Return the records that follow unaltered. Omit every picture.

[start of Data in this exercise]

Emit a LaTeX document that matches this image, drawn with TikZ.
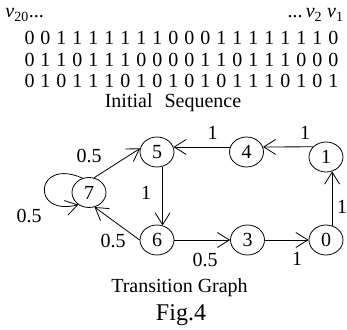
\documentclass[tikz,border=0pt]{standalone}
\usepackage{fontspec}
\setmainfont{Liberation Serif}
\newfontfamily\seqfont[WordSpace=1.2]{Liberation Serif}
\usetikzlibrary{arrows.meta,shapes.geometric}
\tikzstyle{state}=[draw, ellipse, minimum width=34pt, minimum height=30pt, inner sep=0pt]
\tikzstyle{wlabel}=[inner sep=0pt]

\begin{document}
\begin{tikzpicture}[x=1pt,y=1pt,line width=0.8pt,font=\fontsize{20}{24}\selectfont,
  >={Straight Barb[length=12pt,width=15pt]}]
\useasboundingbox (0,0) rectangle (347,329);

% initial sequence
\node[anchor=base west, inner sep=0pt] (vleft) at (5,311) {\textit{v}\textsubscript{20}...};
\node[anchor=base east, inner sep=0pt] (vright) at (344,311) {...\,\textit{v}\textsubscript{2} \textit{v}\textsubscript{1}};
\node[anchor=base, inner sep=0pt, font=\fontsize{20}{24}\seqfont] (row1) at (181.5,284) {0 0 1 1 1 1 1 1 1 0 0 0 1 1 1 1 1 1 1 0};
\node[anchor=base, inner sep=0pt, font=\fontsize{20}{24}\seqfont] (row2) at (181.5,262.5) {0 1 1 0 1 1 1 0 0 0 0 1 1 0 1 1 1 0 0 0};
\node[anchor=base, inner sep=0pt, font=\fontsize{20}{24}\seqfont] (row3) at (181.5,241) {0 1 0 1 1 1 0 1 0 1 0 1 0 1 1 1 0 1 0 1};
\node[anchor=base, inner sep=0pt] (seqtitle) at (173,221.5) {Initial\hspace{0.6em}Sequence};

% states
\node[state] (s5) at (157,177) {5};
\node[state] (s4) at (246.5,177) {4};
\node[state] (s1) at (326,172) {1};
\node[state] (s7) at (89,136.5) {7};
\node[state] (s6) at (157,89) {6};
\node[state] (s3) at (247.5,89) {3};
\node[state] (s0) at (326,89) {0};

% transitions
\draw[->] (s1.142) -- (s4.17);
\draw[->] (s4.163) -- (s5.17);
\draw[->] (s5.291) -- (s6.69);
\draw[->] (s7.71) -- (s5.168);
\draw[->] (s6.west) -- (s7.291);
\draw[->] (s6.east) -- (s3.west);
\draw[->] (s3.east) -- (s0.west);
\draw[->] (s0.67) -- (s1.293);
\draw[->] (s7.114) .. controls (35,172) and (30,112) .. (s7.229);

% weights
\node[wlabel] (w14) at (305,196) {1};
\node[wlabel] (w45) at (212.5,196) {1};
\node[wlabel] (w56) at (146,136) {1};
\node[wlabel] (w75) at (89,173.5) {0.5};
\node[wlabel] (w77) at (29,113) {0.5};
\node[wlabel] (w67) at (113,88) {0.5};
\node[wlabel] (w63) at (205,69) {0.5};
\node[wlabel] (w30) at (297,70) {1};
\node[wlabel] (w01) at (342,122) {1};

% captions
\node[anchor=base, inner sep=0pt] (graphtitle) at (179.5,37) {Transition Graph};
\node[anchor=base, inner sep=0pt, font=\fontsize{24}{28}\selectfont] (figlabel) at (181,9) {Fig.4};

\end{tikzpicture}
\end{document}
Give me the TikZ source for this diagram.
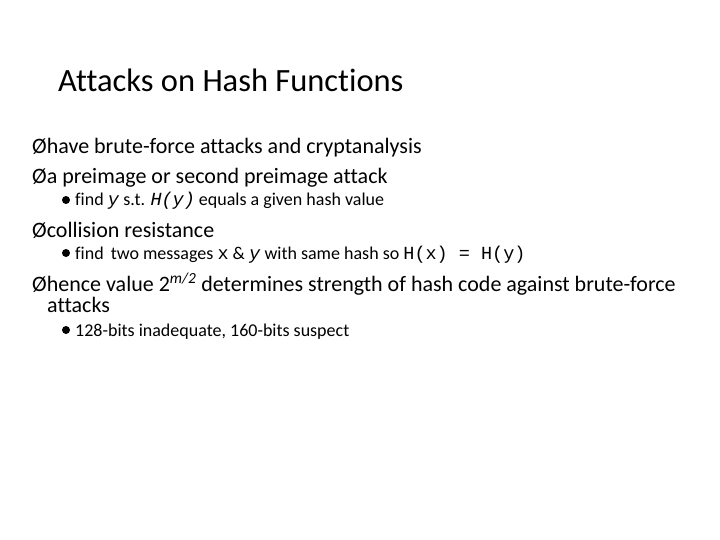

[end of Data in this exercise]

> **Exercise result**:
Emit a LaTeX document that matches this image, drawn with TikZ.
\documentclass[tikz,border=0pt]{standalone}
\usepackage{fontspec}
\setmainfont{Liberation Serif}
\newfontfamily\seqfont[WordSpace=1.2]{Liberation Serif}
\usetikzlibrary{arrows.meta,shapes.geometric}
\tikzstyle{state}=[draw, ellipse, minimum width=34pt, minimum height=30pt, inner sep=0pt]
\tikzstyle{wlabel}=[inner sep=0pt]

\begin{document}
\begin{tikzpicture}[x=1pt,y=1pt,line width=0.8pt,font=\fontsize{20}{24}\selectfont,
  >={Straight Barb[length=12pt,width=15pt]}]
\useasboundingbox (0,0) rectangle (347,329);

% initial sequence
\node[anchor=base west, inner sep=0pt] (vleft) at (5,311) {\textit{v}\textsubscript{20}...};
\node[anchor=base east, inner sep=0pt] (vright) at (344,311) {...\,\textit{v}\textsubscript{2} \textit{v}\textsubscript{1}};
\node[anchor=base, inner sep=0pt, font=\fontsize{20}{24}\seqfont] (row1) at (181.5,284) {0 0 1 1 1 1 1 1 1 0 0 0 1 1 1 1 1 1 1 0};
\node[anchor=base, inner sep=0pt, font=\fontsize{20}{24}\seqfont] (row2) at (181.5,262.5) {0 1 1 0 1 1 1 0 0 0 0 1 1 0 1 1 1 0 0 0};
\node[anchor=base, inner sep=0pt, font=\fontsize{20}{24}\seqfont] (row3) at (181.5,241) {0 1 0 1 1 1 0 1 0 1 0 1 0 1 1 1 0 1 0 1};
\node[anchor=base, inner sep=0pt] (seqtitle) at (173,221.5) {Initial\hspace{0.6em}Sequence};

% states
\node[state] (s5) at (157,177) {5};
\node[state] (s4) at (246.5,177) {4};
\node[state] (s1) at (326,172) {1};
\node[state] (s7) at (89,136.5) {7};
\node[state] (s6) at (157,89) {6};
\node[state] (s3) at (247.5,89) {3};
\node[state] (s0) at (326,89) {0};

% transitions
\draw[->] (s1.142) -- (s4.17);
\draw[->] (s4.163) -- (s5.17);
\draw[->] (s5.291) -- (s6.69);
\draw[->] (s7.71) -- (s5.168);
\draw[->] (s6.west) -- (s7.291);
\draw[->] (s6.east) -- (s3.west);
\draw[->] (s3.east) -- (s0.west);
\draw[->] (s0.67) -- (s1.293);
\draw[->] (s7.114) .. controls (35,172) and (30,112) .. (s7.229);

% weights
\node[wlabel] (w14) at (305,196) {1};
\node[wlabel] (w45) at (212.5,196) {1};
\node[wlabel] (w56) at (146,136) {1};
\node[wlabel] (w75) at (89,173.5) {0.5};
\node[wlabel] (w77) at (29,113) {0.5};
\node[wlabel] (w67) at (113,88) {0.5};
\node[wlabel] (w63) at (205,69) {0.5};
\node[wlabel] (w30) at (297,70) {1};
\node[wlabel] (w01) at (342,122) {1};

% captions
\node[anchor=base, inner sep=0pt] (graphtitle) at (179.5,37) {Transition Graph};
\node[anchor=base, inner sep=0pt, font=\fontsize{24}{28}\selectfont] (figlabel) at (181,9) {Fig.4};

\end{tikzpicture}
\end{document}
Give me the TikZ source for this diagram.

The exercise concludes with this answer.